Patologia. É o processualismo”.
A
questão é: o que seria excesso de devido processo legal? Uma doença? Permito-me
fazer a pergunta ao reverso: o que seria, então, uma deficiência de devido
processo legal? Como medir o devido processo? Quem vai dizer "a medida
exata do devido processo"?
Martonio Barreto
Lima, Marcelo Cattoni e eu escrevemos um artigo no ConJur no último dia 26
contestando um texto do professor Falcão em que ele faz uma ode ao "novo
Direito praticado no âmbito da 'lava Jato'". Perguntávamos: "O que é
isto 'o novo que pede passagem' do TRF-4 e Joaquim Falcão?"
Sem
dúvida, isso pode ajudar a explicar o tal regabofe ocorrido em 2015. Bom,
os participantes poderão até negar a consoada. Mas que Deltinha (sic) contou a
história direitinho, ah, isso contou. Como disse o procurador Januário,
"bah".
Bah,
digo eu! Leio que Deltan e outros procuradores foram ao STF para impedir a
liberação dos referidos diálogos. O ministro Lewandowski liberou uma parte e
pôs sigilo em outra parte. Lendo 10% das mensagens já provoca arrepios na
República. Imagina o que vem por aí.
Dallagnol
não quer que o país saiba que ele, em uma das conversas sobre o vazamento dos
diálogos entre Lula e Dilma, chamou o Direito Constitucional de
"filigrana" e que a política vale mais do que o Direito. Foi
explícito nisso. Com a concordância do procurador Januário Paludo.
Já Moro
continua negando a existência das mensagens. No fundo, ele imita o sofista
Górgias de Leôncio: as mensagens não existem; se existem, não são minhas; e se
são minhas, são ilegais.
O que
Moro e os membros da força-tarefa esquecem? Simples.
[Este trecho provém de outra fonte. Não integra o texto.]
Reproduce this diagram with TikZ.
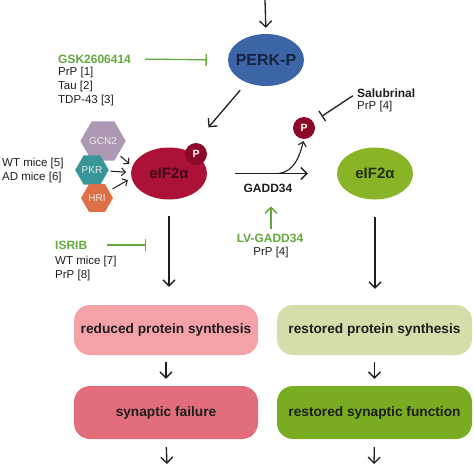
\documentclass[tikz,border=0pt]{standalone}
\usepackage{fontspec}
\setmainfont{Liberation Sans}
\usetikzlibrary{arrows.meta, shapes.geometric}
\definecolor{perkblue}{RGB}{60,101,166}
\definecolor{perkink}{RGB}{22,34,64}
\definecolor{eifred}{RGB}{172,18,56}
\definecolor{eifredink}{RGB}{62,8,22}
\definecolor{phosred}{RGB}{140,8,40}
\definecolor{eifgreen}{RGB}{138,180,40}
\definecolor{eifgreenink}{RGB}{34,48,12}
\definecolor{druggreen}{RGB}{98,168,60}
\definecolor{gcngrey}{RGB}{172,152,178}
\definecolor{pkrteal}{RGB}{56,150,152}
\definecolor{hriorange}{RGB}{222,112,72}
\definecolor{redpale}{RGB}{244,162,168}
\definecolor{reddeep}{RGB}{226,110,124}
\definecolor{greenpale}{RGB}{211,222,170}
\definecolor{greendeep}{RGB}{122,172,34}
\definecolor{inkgrey}{RGB}{30,30,30}

\begin{document}
\begin{tikzpicture}[x=1pt, y=-1pt,
        bigarrow/.style={line width=1.3pt, inkgrey, -{Straight Barb[length=6pt,width=12pt]}},
        smallarrow/.style={line width=1pt, inkgrey, -{Straight Barb[length=4pt,width=8pt]}},
        inhib/.style={line width=1.3pt, -{Bar[width=12pt]}},
        molecule/.style={ellipse, minimum width=76pt, minimum height=52pt},
        phos/.style={circle, fill=phosred, minimum size=22pt, inner sep=0pt, text=white, font=\fontsize{10.5}{12}\selectfont\bfseries},
        kinase/.style={regular polygon, regular polygon sides=6, minimum size=32pt, inner sep=0pt, text=white!92!black, font=\fontsize{10}{12}\selectfont},
        stagebox/.style={rounded corners=16pt, minimum height=50pt, inner sep=0pt, text=inkgrey, font=\fontsize{13.7}{16}\selectfont\bfseries},
        reftext/.style={inner sep=0pt, align=left, text=inkgrey, font=\fontsize{11.5}{14}\selectfont},
        drugtext/.style={inner sep=0pt, text=druggreen, font=\fontsize{12}{14}\selectfont\bfseries}]
    \useasboundingbox (0,0) rectangle (474,474);
    \coordinate (PerkIn)   at (265,0);
    \coordinate (HexHub)   at (140,173);
    \coordinate (Split)    at (278,173.5);
    \coordinate (IsribEnd) at (146,245);
    \coordinate (LeftEnd)  at (167,464);
    \coordinate (RightEnd) at (374,464);

    % molecules
    \node[molecule, fill=perkblue, label={[font=\fontsize{16}{18}\selectfont\bfseries, text=perkink]center:PERK-P}] (PERK) at (266,60) {};
    \node[molecule, fill=eifred, label={[font=\fontsize{15}{18}\selectfont\bfseries, text=eifredink]center:eIF2α}] (eIFp) at (169,173.5) {};
    \node[phos] (Pone) at (196,154) {P};
    \node[molecule, fill=eifgreen, label={[font=\fontsize{15}{18}\selectfont\bfseries, text=eifgreenink]center:eIF2α}] (eIFg) at (375,173.5) {};
    \node[phos] (Ptwo) at (304,128) {P};

    % kinases
    \node[kinase, fill=gcngrey]   (GCN) at (103,141) {GCN2};
    \node[kinase, fill=pkrteal]   (PKR) at (92,170) {PKR};
    \node[kinase, fill=hriorange] (HRI) at (97,198) {HRI};

    % outcome boxes
    \node[stagebox, fill=redpale,    minimum width=184pt] (Reduced)  at (166,330) {reduced protein synthesis};
    \node[stagebox, fill=reddeep,    minimum width=184pt, minimum height=53pt] (Failure)  at (166,412.5) {synaptic failure};
    \node[stagebox, fill=greenpale,  minimum width=195pt] (Restored) at (374.5,330) {restored protein synthesis};
    \node[stagebox, fill=greendeep,  minimum width=195pt, minimum height=53pt] (Function) at (374.5,412.5) {restored synaptic function};

    % texts
    \node[drugtext, anchor=west] (GSK) at (58,59) {GSK2606414};
    \node[reftext, anchor=west] (GSKref) at (58,86.5) {PrP [1]\\Tau [2]\\TDP-43 [3]};
    \node[reftext, anchor=west] (Mice) at (2,171) {WT mice [5]\\AD mice [6]};
    \node[drugtext, anchor=west] (ISRIB) at (55,245) {ISRIB};
    \node[reftext, anchor=west] (ISRIBref) at (55,269) {WT mice [7]\\PrP [8]};
    \node[drugtext, anchor=west, text=inkgrey] (Salu) at (357,93) {Salubrinal};
    \node[reftext, anchor=west] (Saluref) at (357,107) {PrP [4]};
    \node[drugtext, text=inkgrey] (GADD) at (268,188) {GADD34};
    \node[drugtext] (LVG) at (270,238) {LV-GADD34};
    \node[reftext] (LVGref) at (271,253) {PrP [4]};

    % arrows
    \draw[bigarrow, shorten >=6pt] (PerkIn) -- (PERK.north);
    \draw[bigarrow, shorten <=10pt, shorten >=31pt] (PERK) -- (eIFp);
    \draw[smallarrow, shorten <=3pt, shorten >=14pt] (GCN) -- (HexHub);
    \draw[smallarrow, shorten <=2pt, shorten >=14pt] (PKR) -- (HexHub);
    \draw[smallarrow, shorten <=4pt, shorten >=14pt] (HRI) -- (HexHub);
    \draw[bigarrow, shorten <=28pt, shorten >=29pt] (eIFp) -- (eIFg);
    \draw[smallarrow, line width=1.1pt, shorten >=2pt] (Split) to[out=5, in=-105] (Ptwo.south);
    \draw[bigarrow, druggreen, shorten <=5pt, shorten >=14pt] (LVG.north -| LVGref) -- (GADD.south -| LVGref);
    \draw[bigarrow, shorten <=16pt, shorten >=18pt] (eIFp.south) -- (eIFp.south |- Reduced.north);
    \draw[bigarrow, shorten <=17pt, shorten >=16pt] (eIFg.south) -- (eIFg.south |- Restored.north);
    \draw[bigarrow, shorten <=7pt, shorten >=7pt] (Reduced.south) -- (Failure.north);
    \draw[bigarrow, shorten <=7pt, shorten >=7pt] (Restored.south) -- (Function.north);
    \draw[bigarrow, shorten <=8pt] (Failure.south) -- (LeftEnd);
    \draw[bigarrow, shorten <=8pt] (Function.south) -- (RightEnd);

    % inhibitions
    \draw[inhib, druggreen, shorten <=14pt, shorten >=21pt] (GSK.east) -- (PERK.west);
    \draw[inhib, druggreen, shorten <=20pt] (ISRIB.east) -- (IsribEnd);
    \draw[inhib, inkgrey, shorten <=5pt, shorten >=10pt] (Salu.west) -- (Ptwo);
\end{tikzpicture}
\end{document}
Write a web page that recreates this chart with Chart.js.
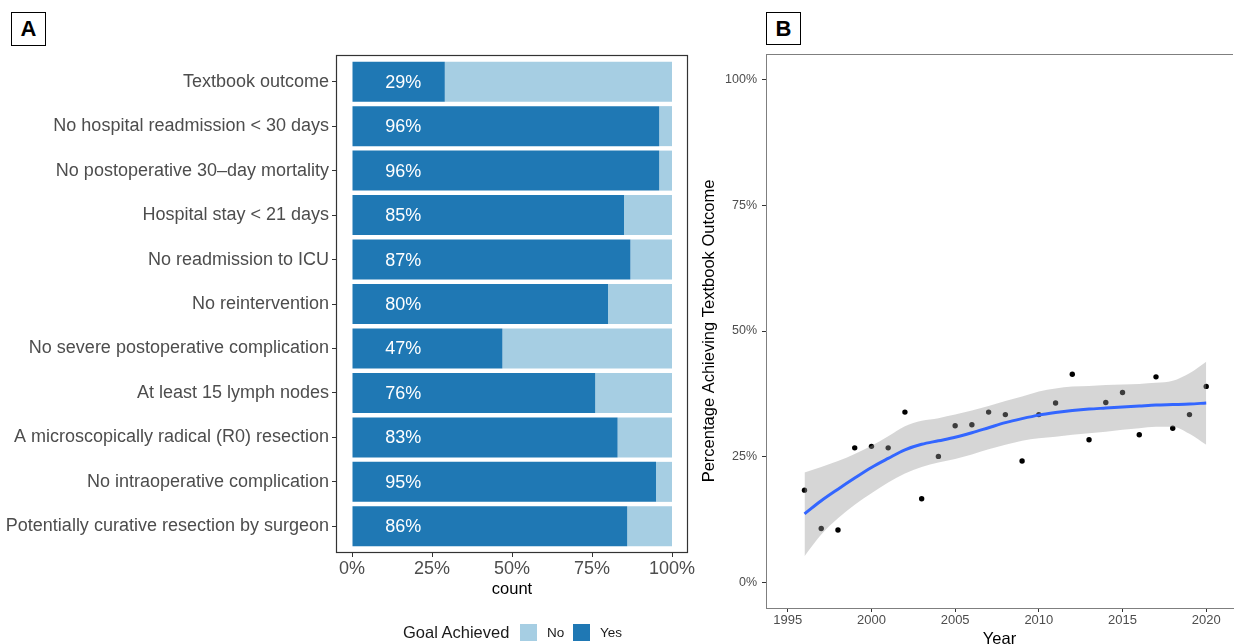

Até nas faculdades de
direito que formam reacionários e fascistas se aprende, nos primeiros
semestres, uma coisa prosaica: uma prova, mesmo que decorrente de
"colheita" (sic) ilícita, pode sempre ser usada em favor do réu.
Portanto,
não adianta alguém dizer que as mensagens, porque foram hackeadas, não podem
ser usadas. Podem, sim. A doutrina processual, que eu saiba sem exceção, admite
o uso desse tipo de prova se for para beneficiar o réu.
O que
fica de tudo isso é que fiscais da lei, guardiões da Constituição combinaram
com o juiz da causa um conjunto de atitudes e estratégias.
Sendo um
pouco jus-sarcástico, acho que as mensagens deveriam ser classificadas como
"segredo de Estado". Explico: Imaginemos se os estudantes de Direito
lerem todo esse material e lerem também que os protagonistas disseram que tudo
isso "era normal". E que gente do Direito defendia esse
"normal". A chance de os alunos desistirem do direito é grande.
Porque isso tudo é antítese do que os professores escrevem e o que diz na
Constituição.
Daí
talvez uma tarja no material: O uso desse material pode abalar sua confiança na
justiça.
Se
tomarem conhecimento do material, os alunos fugirão dos cursos de Direito. Irão
fazer cursos de política, coach ou estratégia. Tudo, menos Direito.